▶ [Requirements] Output the full listing below exactly as it reads, and skip anything that is a picture.

▶ [Supplied material]
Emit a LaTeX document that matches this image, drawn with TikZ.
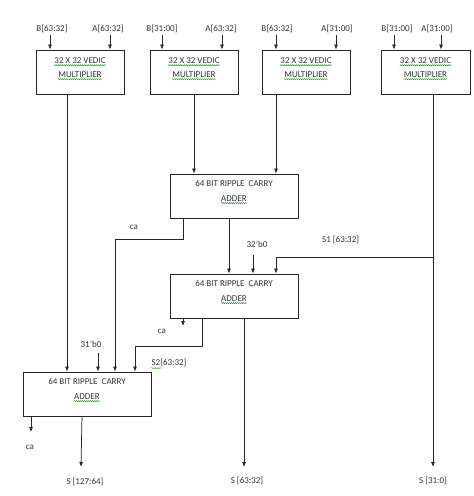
\documentclass[tikz,border=0pt]{standalone}
\usepackage{fontspec}
\setmainfont{Carlito}
\usetikzlibrary{arrows.meta,decorations.pathmorphing,calc}
\begin{document}
\begin{tikzpicture}[x=1pt,y=-1pt,
  box/.style={draw=black!85, line width=0.8pt, inner sep=0pt},
  arr/.style={draw=black!85, line width=0.75pt, -{Latex[length=5pt,width=4pt]}},
  ln/.style={draw=black!85, line width=0.75pt},
  lbl/.style={font=\fontsize{9}{10}\selectfont, text=black!80, inner sep=0pt},
  wavy/.style={draw=green!55!black, line width=0.4pt, decorate,
     decoration={snake, amplitude=0.5pt, segment length=2pt}}]
\useasboundingbox (0,0) rectangle (474,496);
% multiplier boxes
\node[box, minimum width=88, minimum height=44] (m1) at (80,72) {};
\node[box, minimum width=88, minimum height=44] (m2) at (194,72) {};
\node[box, minimum width=88, minimum height=44] (m3) at (306,72) {};
\node[box, minimum width=89, minimum height=44] (m4) at (425.5,72) {};
\foreach \b/\x in {m1/80, m2/194, m3/306, m4/425.5}{
  \node[lbl] (\b a) at (\x,61) {32 X 32 VEDIC};
  \node[lbl] (\b b) at (\x,75) {MULTIPLIER};
  \draw[wavy] ([yshift=-1pt]\b a.south west) -- ([yshift=-1pt]\b a.south east);
  \draw[wavy] ([yshift=-1pt]\b b.south west) -- ([yshift=-1pt]\b b.south east);
}
% adders
\node[box, minimum width=128, minimum height=44] (a1) at (234,196) {};
\node[box, minimum width=128, minimum height=44] (a2) at (234,296) {};
\node[box, minimum width=128, minimum height=44] (a3) at (87,394) {};
\foreach \b/\x/\y in {a1/234/196, a2/234/296, a3/87/394}{
  \node[lbl] (\b a) at (\x,\y-13) {64 BIT RIPPLE\ \ CARRY};
  \node[lbl] (\b b) at (\x,\y+3) {ADDER};
  \draw[wavy] ([yshift=-1pt]\b b.south west) -- ([yshift=-1pt]\b b.south east);
}
% input labels
\node[lbl] (lb1) at (52,29) {B[63:32]};
\node[lbl] (la1) at (108,29) {A[63:32]};
\node[lbl] (lb2) at (162,29) {B[31:00]};
\node[lbl] (la2) at (221,29) {A[63:32]};
\node[lbl] (lb3) at (277,29) {B[63:32]};
\node[lbl] (la3) at (337,29) {A[31:00]};
\node[lbl] (lb4) at (397,29) {B[31:00]};
\node[lbl] (la4) at (437,29) {A[31:00]};
\foreach \n/\x in {ib1/50, ia1/110, ib2/162, ia2/222, ib3/276, ia3/336, ib4/394, ia4/441}{
  \coordinate (\n) at (\x,35);
}
\draw[arr] (ib1) -- (ib1 |- m1.north);
\draw[arr] (ia1) -- (ia1 |- m1.north);
\draw[arr] (ib2) -- (ib2 |- m2.north);
\draw[arr] (ia2) -- (ia2 |- m2.north);
\draw[arr] (ib3) -- (ib3 |- m3.north);
\draw[arr] (ia3) -- (ia3 |- m3.north);
\draw[arr] (ib4) -- (ib4 |- m4.north);
\draw[arr] (ia4) -- (ia4 |- m4.north);
% other labels
\node[lbl] (ca1) at (134,227) {ca};
\node[lbl] (k32) at (257,244) {32'b0};
\node[lbl, anchor=west] (s1) at (322,240) {S1 [63:32]};
\node[lbl] (ca2) at (162,331) {ca};
\node[lbl] (s2) at (169,363) {S2[63:32]};
\draw[wavy] ([yshift=-1pt]s2.south west) -- ([xshift=10pt,yshift=-1pt]s2.south west);
\node[lbl] (k31) at (91,344) {31'b0};
\node[lbl] (ca3) at (30,447) {ca};
\node[lbl] (o127) at (85,482) {S [127:64]};
\node[lbl] (o63) at (247,481) {S [63:32]};
\node[lbl] (o31) at (433,481) {S [31:0]};
% multiplier outputs
\coordinate (p1) at (67,94);
\coordinate (p2) at (194,94);
\coordinate (p3) at (276,94);
\coordinate (p4) at (433,94);
\coordinate (e4) at (433,467);
\coordinate (j4) at (433,257);
\draw[arr] (p1) -- (p1 |- a3.north);
\draw[arr] (p2) -- (p2 |- a1.north);
\draw[arr] (p3) -- (p3 |- a1.north);
\draw[arr] (p4) -- (e4);
\draw[arr] (j4) -| (p3 |- a2.north);
% adder 1 outputs
\coordinate (q1) at (183,218);
\coordinate (q1b) at (183,239);
\coordinate (q1c) at (115,239);
\draw[arr] (q1) -- (q1b) -- (q1c) -- (q1c |- a3.north);
\coordinate (q2) at (229,218);
\draw[arr] (q2) -- (q2 |- a2.north);
\coordinate (k32s) at (253,255);
\draw[arr] (k32s) -- (k32s |- a2.north);
% adder 2 outputs
\coordinate (r1) at (183,318);
\coordinate (r1e) at (183,326);
\draw[arr] (r1) -- (r1e);
\coordinate (r2) at (202,318);
\coordinate (r2b) at (202,346);
\coordinate (r2c) at (135,346);
\draw[arr] (r2) -- (r2b) -- (r2c) -- (r2c |- a3.north);
\coordinate (r3) at (244,318);
\coordinate (r3e) at (244,467);
\draw[arr] (r3) -- (r3e);
% adder 3 inputs / outputs
\coordinate (k31s) at (98,353);
\draw[arr] (k31s) -- (k31s |- a3.north);
\coordinate (t1) at (31,416);
\coordinate (t1e) at (31,432);
\draw[arr] (t1) -- (t1e);
\coordinate (t2) at (82,416);
\coordinate (t2e) at (81,467);
\draw[arr] (t2) -- (t2e);
\end{tikzpicture}
\end{document}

▶ [Exercise response]
Emit a LaTeX document that matches this image, drawn with TikZ.
\documentclass[tikz,border=0pt]{standalone}
\usepackage{fontspec}
\setmainfont{Carlito}
\usetikzlibrary{arrows.meta,decorations.pathmorphing,calc}
\begin{document}
\begin{tikzpicture}[x=1pt,y=-1pt,
  box/.style={draw=black!85, line width=0.8pt, inner sep=0pt},
  arr/.style={draw=black!85, line width=0.75pt, -{Latex[length=5pt,width=4pt]}},
  ln/.style={draw=black!85, line width=0.75pt},
  lbl/.style={font=\fontsize{9}{10}\selectfont, text=black!80, inner sep=0pt},
  wavy/.style={draw=green!55!black, line width=0.4pt, decorate,
     decoration={snake, amplitude=0.5pt, segment length=2pt}}]
\useasboundingbox (0,0) rectangle (474,496);
% multiplier boxes
\node[box, minimum width=88, minimum height=44] (m1) at (80,72) {};
\node[box, minimum width=88, minimum height=44] (m2) at (194,72) {};
\node[box, minimum width=88, minimum height=44] (m3) at (306,72) {};
\node[box, minimum width=89, minimum height=44] (m4) at (425.5,72) {};
\foreach \b/\x in {m1/80, m2/194, m3/306, m4/425.5}{
  \node[lbl] (\b a) at (\x,61) {32 X 32 VEDIC};
  \node[lbl] (\b b) at (\x,75) {MULTIPLIER};
  \draw[wavy] ([yshift=-1pt]\b a.south west) -- ([yshift=-1pt]\b a.south east);
  \draw[wavy] ([yshift=-1pt]\b b.south west) -- ([yshift=-1pt]\b b.south east);
}
% adders
\node[box, minimum width=128, minimum height=44] (a1) at (234,196) {};
\node[box, minimum width=128, minimum height=44] (a2) at (234,296) {};
\node[box, minimum width=128, minimum height=44] (a3) at (87,394) {};
\foreach \b/\x/\y in {a1/234/196, a2/234/296, a3/87/394}{
  \node[lbl] (\b a) at (\x,\y-13) {64 BIT RIPPLE\ \ CARRY};
  \node[lbl] (\b b) at (\x,\y+3) {ADDER};
  \draw[wavy] ([yshift=-1pt]\b b.south west) -- ([yshift=-1pt]\b b.south east);
}
% input labels
\node[lbl] (lb1) at (52,29) {B[63:32]};
\node[lbl] (la1) at (108,29) {A[63:32]};
\node[lbl] (lb2) at (162,29) {B[31:00]};
\node[lbl] (la2) at (221,29) {A[63:32]};
\node[lbl] (lb3) at (277,29) {B[63:32]};
\node[lbl] (la3) at (337,29) {A[31:00]};
\node[lbl] (lb4) at (397,29) {B[31:00]};
\node[lbl] (la4) at (437,29) {A[31:00]};
\foreach \n/\x in {ib1/50, ia1/110, ib2/162, ia2/222, ib3/276, ia3/336, ib4/394, ia4/441}{
  \coordinate (\n) at (\x,35);
}
\draw[arr] (ib1) -- (ib1 |- m1.north);
\draw[arr] (ia1) -- (ia1 |- m1.north);
\draw[arr] (ib2) -- (ib2 |- m2.north);
\draw[arr] (ia2) -- (ia2 |- m2.north);
\draw[arr] (ib3) -- (ib3 |- m3.north);
\draw[arr] (ia3) -- (ia3 |- m3.north);
\draw[arr] (ib4) -- (ib4 |- m4.north);
\draw[arr] (ia4) -- (ia4 |- m4.north);
% other labels
\node[lbl] (ca1) at (134,227) {ca};
\node[lbl] (k32) at (257,244) {32'b0};
\node[lbl, anchor=west] (s1) at (322,240) {S1 [63:32]};
\node[lbl] (ca2) at (162,331) {ca};
\node[lbl] (s2) at (169,363) {S2[63:32]};
\draw[wavy] ([yshift=-1pt]s2.south west) -- ([xshift=10pt,yshift=-1pt]s2.south west);
\node[lbl] (k31) at (91,344) {31'b0};
\node[lbl] (ca3) at (30,447) {ca};
\node[lbl] (o127) at (85,482) {S [127:64]};
\node[lbl] (o63) at (247,481) {S [63:32]};
\node[lbl] (o31) at (433,481) {S [31:0]};
% multiplier outputs
\coordinate (p1) at (67,94);
\coordinate (p2) at (194,94);
\coordinate (p3) at (276,94);
\coordinate (p4) at (433,94);
\coordinate (e4) at (433,467);
\coordinate (j4) at (433,257);
\draw[arr] (p1) -- (p1 |- a3.north);
\draw[arr] (p2) -- (p2 |- a1.north);
\draw[arr] (p3) -- (p3 |- a1.north);
\draw[arr] (p4) -- (e4);
\draw[arr] (j4) -| (p3 |- a2.north);
% adder 1 outputs
\coordinate (q1) at (183,218);
\coordinate (q1b) at (183,239);
\coordinate (q1c) at (115,239);
\draw[arr] (q1) -- (q1b) -- (q1c) -- (q1c |- a3.north);
\coordinate (q2) at (229,218);
\draw[arr] (q2) -- (q2 |- a2.north);
\coordinate (k32s) at (253,255);
\draw[arr] (k32s) -- (k32s |- a2.north);
% adder 2 outputs
\coordinate (r1) at (183,318);
\coordinate (r1e) at (183,326);
\draw[arr] (r1) -- (r1e);
\coordinate (r2) at (202,318);
\coordinate (r2b) at (202,346);
\coordinate (r2c) at (135,346);
\draw[arr] (r2) -- (r2b) -- (r2c) -- (r2c |- a3.north);
\coordinate (r3) at (244,318);
\coordinate (r3e) at (244,467);
\draw[arr] (r3) -- (r3e);
% adder 3 inputs / outputs
\coordinate (k31s) at (98,353);
\draw[arr] (k31s) -- (k31s |- a3.north);
\coordinate (t1) at (31,416);
\coordinate (t1e) at (31,432);
\draw[arr] (t1) -- (t1e);
\coordinate (t2) at (82,416);
\coordinate (t2e) at (81,467);
\draw[arr] (t2) -- (t2e);
\end{tikzpicture}
\end{document}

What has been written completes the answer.